Unity Catalog: The Governance Layer Snowflake Cannot Match

Snowflake's built-in access control works well for a single platform. The problem is that modern data organisations are not single-platform. They run Databricks for ML, Spark for large-scale ETL, and often have teams using Python to query data directly. Snowflake's RBAC only applies within Snowflake — the moment data leaves its platform, governance disappears.

Unity Catalog creates a single metastore that governs all data access — regardless of whether the query comes from a Databricks notebook, a SQL warehouse, an external BI tool via JDBC, or a Python script via the Databricks SDK. Column masking, row-level filters, and audit logging apply uniformly across every access method.

Our Migration Playbook: 4 Weeks, Zero Downtime

Week 1

Schema Inventory & Migration Assessment

We run our automated schema scanner against your Snowflake account — cataloguing all tables, views, stored procedures, and dynamic data masking policies. Output: a migration complexity matrix that scores each object by migration effort (trivial / moderate / complex). Nine out of ten Snowflake tables are trivially converted to Delta.
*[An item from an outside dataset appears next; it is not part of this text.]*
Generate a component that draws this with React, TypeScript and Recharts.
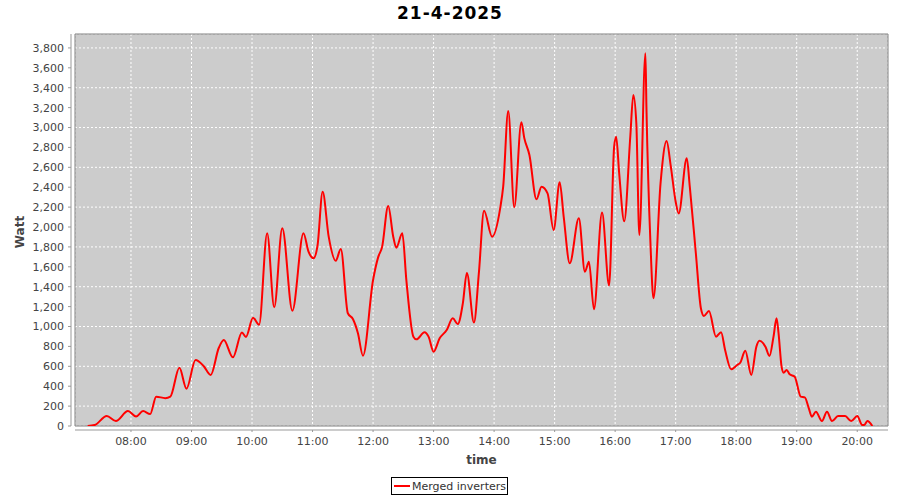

Tooling: Python + Snowflake Connector + our internal delta-migrator CLI

Week 2

Parallel Delta Table Provisioning

We provision the target Delta tables in Unity Catalog with matching schema, partition strategy, and Z-Order clustering keys. Databricks Autoloader begins backfilling historical data from Snowflake exports (via COPY INTO → Parquet → Delta MERGE) while the source system remains live.

Parallelism: 32-node spot cluster processes ~2TB/hour during backfill

Week 3

Pipeline Cutover & DLT Deployment

Existing Snowflake ingestion pipelines (Fivetran, Airbyte, custom ETL) are repointed to Databricks Autoloader or Delta Live Tables. Shadow mode runs both platforms for 48 hours — we diff row counts and aggregate checksums to validate parity before any production traffic shifts.
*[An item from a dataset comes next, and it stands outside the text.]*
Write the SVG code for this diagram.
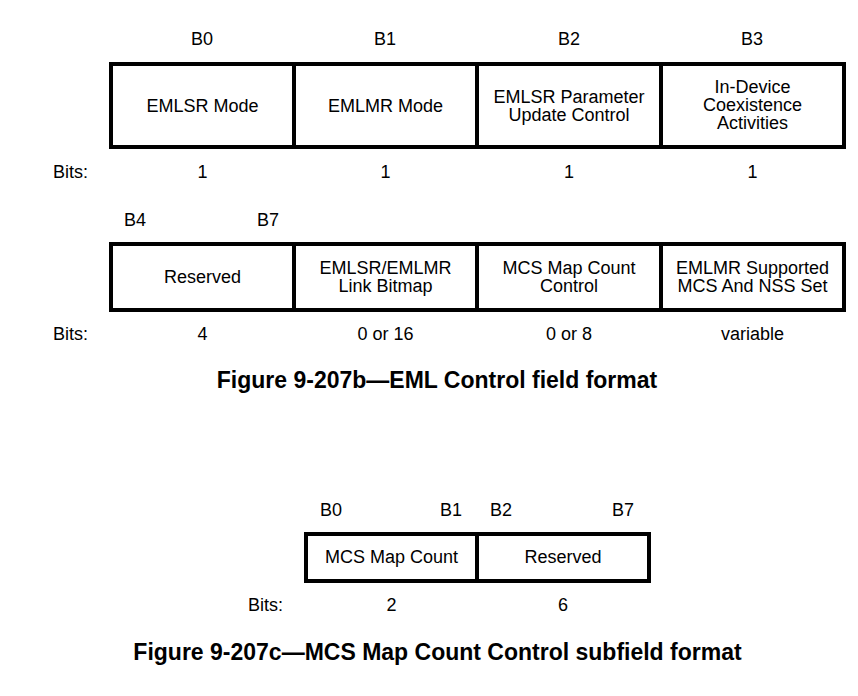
<svg xmlns="http://www.w3.org/2000/svg" width="858" height="696" viewBox="0 0 858 696">
<style>
.t{font-family:"Liberation Sans",Arial,sans-serif;font-size:18px;fill:#000;text-anchor:middle}
.l{font-family:"Liberation Sans",Arial,sans-serif;font-size:18px;fill:#000}
.cap{font-family:"Liberation Sans",Arial,sans-serif;font-size:23px;font-weight:bold;fill:#000;text-anchor:middle}
.box{fill:#fff;stroke:#000;stroke-width:4}
.div{stroke:#000;stroke-width:4}
</style>
<rect width="858" height="696" fill="#fff"/>
<g id="fig-b-row1">
  <text class="t" x="202" y="45">B0</text>
  <text class="t" x="385" y="45">B1</text>
  <text class="t" x="569" y="45">B2</text>
  <text class="t" x="752" y="45">B3</text>
  <rect class="box" x="111" y="64" width="733" height="83"/>
  <g id="emlsr-mode"><text class="t" x="202.5" y="112">EMLSR Mode</text></g>
  <g id="emlmr-mode"><text class="t" x="385.5" y="112">EMLMR Mode</text></g>
  <g id="emlsr-param"><text class="t" x="569" y="103">EMLSR Parameter</text><text class="t" x="569" y="121">Update Control</text></g>
  <g id="idc"><text class="t" x="752.5" y="93">In-Device</text><text class="t" x="752.5" y="111">Coexistence</text><text class="t" x="752.5" y="129">Activities</text></g>
  <line class="div" x1="294" y1="64" x2="294" y2="147"/>
  <line class="div" x1="477" y1="64" x2="477" y2="147"/>
  <line class="div" x1="661" y1="64" x2="661" y2="147"/>
  <text class="l" x="53" y="178">Bits:</text>
  <text class="t" x="202.5" y="178">1</text>
  <text class="t" x="385.5" y="178">1</text>
  <text class="t" x="569" y="178">1</text>
  <text class="t" x="752.5" y="178">1</text>
</g>
<g id="fig-b-row2">
  <text class="t" x="135" y="226">B4</text>
  <text class="t" x="268" y="226">B7</text>
  <rect class="box" x="111" y="244" width="733" height="66"/>
  <g id="reserved"><text class="t" x="202.5" y="283">Reserved</text></g>
  <g id="link-bitmap"><text class="t" x="385.5" y="274">EMLSR/EMLMR</text><text class="t" x="385.5" y="292">Link Bitmap</text></g>
  <g id="mcs-map-count-control"><text class="t" x="569" y="274">MCS Map Count</text><text class="t" x="569" y="292">Control</text></g>
  <g id="emlmr-mcs-nss"><text class="t" x="752.5" y="274">EMLMR Supported</text><text class="t" x="752.5" y="292">MCS And NSS Set</text></g>
  <line class="div" x1="294" y1="244" x2="294" y2="310"/>
  <line class="div" x1="477" y1="244" x2="477" y2="310"/>
  <line class="div" x1="661" y1="244" x2="661" y2="310"/>
  <text class="l" x="53" y="340">Bits:</text>
  <text class="t" x="202.5" y="340">4</text>
  <text class="t" x="385.5" y="340">0 or 16</text>
  <text class="t" x="569" y="340">0 or 8</text>
  <text class="t" x="752.5" y="340">variable</text>
</g>
<text class="cap" x="437" y="388">Figure 9-207b—EML Control field format</text>
<g id="fig-c">
  <text class="t" x="331" y="516">B0</text>
  <text class="t" x="451" y="516">B1</text>
  <text class="t" x="501" y="516">B2</text>
  <text class="t" x="623" y="516">B7</text>
  <rect class="box" x="306" y="534" width="343" height="47"/>
  <g id="mcs-map-count"><text class="t" x="391.5" y="563">MCS Map Count</text></g>
  <g id="reserved-c"><text class="t" x="563" y="563">Reserved</text></g>
  <line class="div" x1="477" y1="534" x2="477" y2="581"/>
  <text class="l" x="248" y="611">Bits:</text>
  <text class="t" x="391.5" y="611">2</text>
  <text class="t" x="563" y="611">6</text>
</g>
<text class="cap" x="437.5" y="660">Figure 9-207c—MCS Map Count Control subfield format</text>
</svg>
Validation: row-count parity within 0.001% before cutover

Week 4

BI & Analytics Cutover + Optimisation

BI tools (Tableau, Power BI, Looker) are reconnected via Databricks SQL warehouses (Serverless or Classic). Query performance baselines are measured, slow queries identified, and Z-Order/OPTIMIZE applied to achieve target SLAs. Snowflake account suspended (not terminated) pending 30-day validation period.

Typical P95 query improvement: 4–12× vs. Snowflake equivalent warehouse

When Snowflake Is Still the Right Answer

We believe in honest technical assessments. Snowflake remains the better choice under several conditions:

  • Your organisation's primary workload is ad-hoc SQL by non-technical business users who need a fully managed, schema-on-write experience with minimal ops overhead.
  • You have fewer than 2TB of analytical data and analytics spend is not a material cost driver.
  • Your team has no Python/Spark proficiency and you cannot invest in the 4–6 week learning curve that Delta Live Tables requires.
  • You need Snowpark Container Services for workloads that must run containerised applications alongside your data — Databricks has less native support here as of H1 2025.
  • Your compliance framework requires a SaaS data residency model where you must not store data in your own cloud accounts.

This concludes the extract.